New LGBT podcast will encourage necessary discussion


Graphic contributed by Nick Collins

The podcast Dialog(ue) creates a safe environment to examine LGBTQ topics.

Nick Collins, Contributing Writer

I experienced a lot of homophobia coming out in Winnetka. Moving and seeing the LGBTQ-friendly community here was an eye-opening experience. But what truly sparked my passion for activism at the high school was visiting my then-girlfriend back in my old town during the 2017 April break.

In short: I experienced homophobia from my interaction with her, and that experience completely opened my eyes to the matter at large.

After getting to speak during The Day of Dialogue, I wanted to show her a video of my speech.

“So do you want to see it?” I asked her.

She didn’t reply. She was reclining on the couch next to me, emotionless.

I repeated her name to get her attention.

She slowly, reluctantly looked up.


I was beaming, trying to convey to her that the opportunity to speak there meant the world to me. But only 10 seconds into the speech, she turned the phone off. I deflated.

“Why’d you do that?” I fired at her.

“I just don’t care.”

And that’s what did it.

I had never noticed it before but the trip back to the Winnetka and the conversation with my ex-girlfriend made me aware the latent homophobia I had been raised with. It was never discussed. As ntLGBT (the podcast I made when I went back there this summer) explains, lots of change has been initiated in that tiny town north of Chicago—it is, for the most part, out of my hands now, since then taken up by the courageous and dedicated students of New Trier High School.

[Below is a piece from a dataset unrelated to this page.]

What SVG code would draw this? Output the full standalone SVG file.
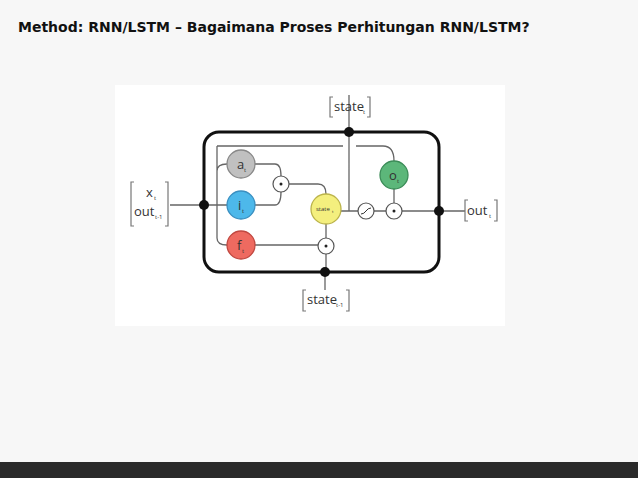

If nothing else, however, the homophobia in Winnetka and at New Trier simply shows the undiscussed, unfortunate truths of otherwise-well-respected areas which, after finishing ntLGBT, made me wonder about Brookline. And in thinking about what we have and don’t have in this town, I came to a startling conclusion:

Issues evolve, and change still needs to be made here. Even in such a liberal town as Brookline, we still need Dialog(ue) (a podcast for LGBTQ students at the high school).

As time goes on, more and more marginalized groups come to light, and society still needs to learn how to address and accommodate them.

More importantly, however, Brookline needs Dialog(ue) because Brookline is only so liberal and progressive on the surface—the town’s culture often overwhelms people, so those unfamiliar with the LGBTQ+ community and issues are afraid to ask and learn more.

The podcast is activism on the “grassroots level”—changing opinions and increasing visibility through conversation. Although I support it, Brookline doesn’t need any more mandatory recognition days. It needs an osmosis approach—change through talking and encouraging conversation.

We need Dialog(ue) for those afraid to speak out on both sides. We need visibility for those afraid to come out or speak about their sexuality and gender and we need conversation for those scared to learn more for fear of appearing ignorant.

Through Dialog(ue), we aim to change the discussion of LGBTQ+ issues and topics from unfamiliar to a widely-shared topic of debate—all the while increasing visibility and creating a more LGBTQ+ friendly environment at the high school.

We all need it. This is not a “want” or “would-like,” but an important organization that every high school could benefit from.